So for the differential analysis on edgeR, I did similar thing like my exploratory analysis. Using all 30 samples calculate dispersion `estimateDisp`

, fit data `glmQLFit`

and perform test `glmQLFTest`

to get DE in pairwise (eg. cell2*vs*cell1 at 24hr). However, I got no differential genes.

Then, I tried to subset samples based sub-experiment (eg. cell type generation sub-experiment include triplicates from cell1*12hr, cell2*12hr, cell1*24hr, cell2*24hr, cell1*48hr, cell2*48hr), I used those 18 samples for differential genes in pairwise (eg. cell2*vs*cell1 at 24hr). Still, I got no differential genes.

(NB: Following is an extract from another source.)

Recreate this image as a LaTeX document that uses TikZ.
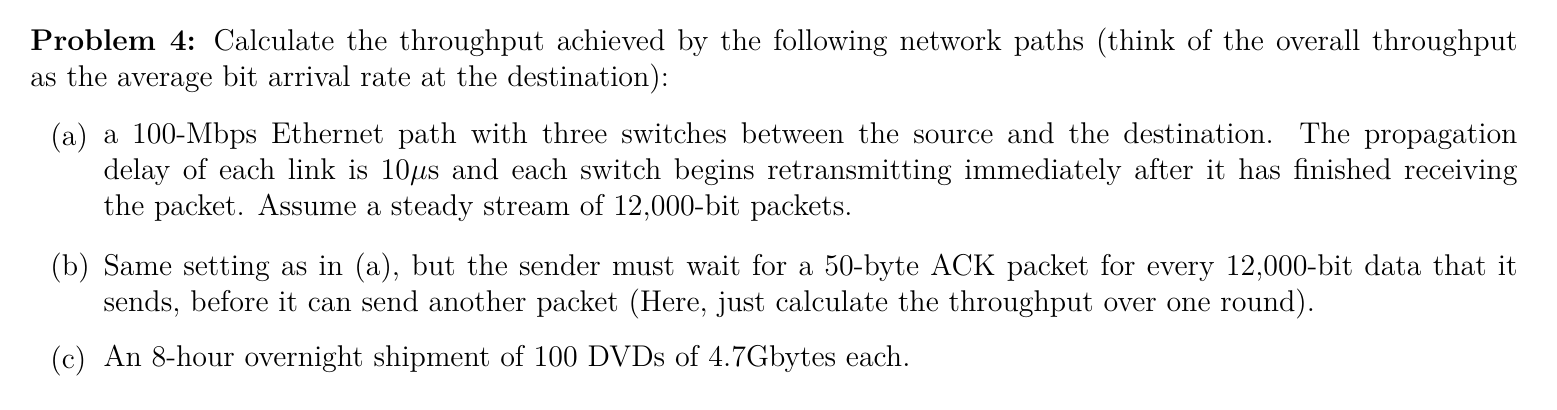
\documentclass[tikz,border=0pt]{standalone}
\begin{document}
\begin{tikzpicture}[x=0.4pt,y=-0.4pt,
  para/.style={anchor=north west,inner sep=0pt,align=justify,font=\fontsize{12}{14.4}\selectfont},
  lbl/.style={anchor=north west,inner sep=0pt,font=\fontsize{12}{14.4}\selectfont}]
\useasboundingbox (0,0) rectangle (1557,409);
\node[para,text width=594.8pt] (p) at (30,27) {\textbf{Problem 4:} Calculate the throughput achieved by the following network paths (think of the overall throughput\linebreak as the average bit arrival rate at the destination):};
\node[lbl] (la) at (50,122) {(a)};
\node[para,text width=565.6pt] (a) at (103,122) {a 100-Mbps Ethernet path with three switches between the source and the destination. The propagation\linebreak delay of each link is 10$\mu$s and each switch begins retransmitting immediately after it has finished receiving\linebreak the packet. Assume a steady stream of 12,000-bit packets.};
\node[lbl] (lb) at (50,252) {(b)};
\node[para,text width=565.6pt] (b) at (103,252) {Same setting as in (a), but the sender must wait for a 50-byte ACK packet for every 12,000-bit data that it\linebreak sends, before it can send another packet (Here, just calculate the throughput over one round).};
\node[lbl] (lc) at (50,345) {(c)};
\node[para,text width=565.6pt] (c) at (103,345) {An 8-hour overnight shipment of 100 DVDs of 4.7Gbytes each.};
\end{tikzpicture}
\end{document}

Finally, when I subset samples only for pairwise comparison groups (eg. cell2*vs*cell1 at 24hr includes triplicates from cell1*24hr and cell2*24hr), then use those subset samples to recalculate dispersion `estimateDisp`

, fit data `glmQLFit`

and perform test `glmQLFTest`

. Using smaller number of samples, I got smaller dispersion which is only relevant to the samples I want to compare. I am able to get hundreds differential genes.

So my question is : is it valid to subset dataset for differential analysis? Which method (using all samples, subset samples based on experiment, subset only pairwise comparison group samples) generates more reliable results?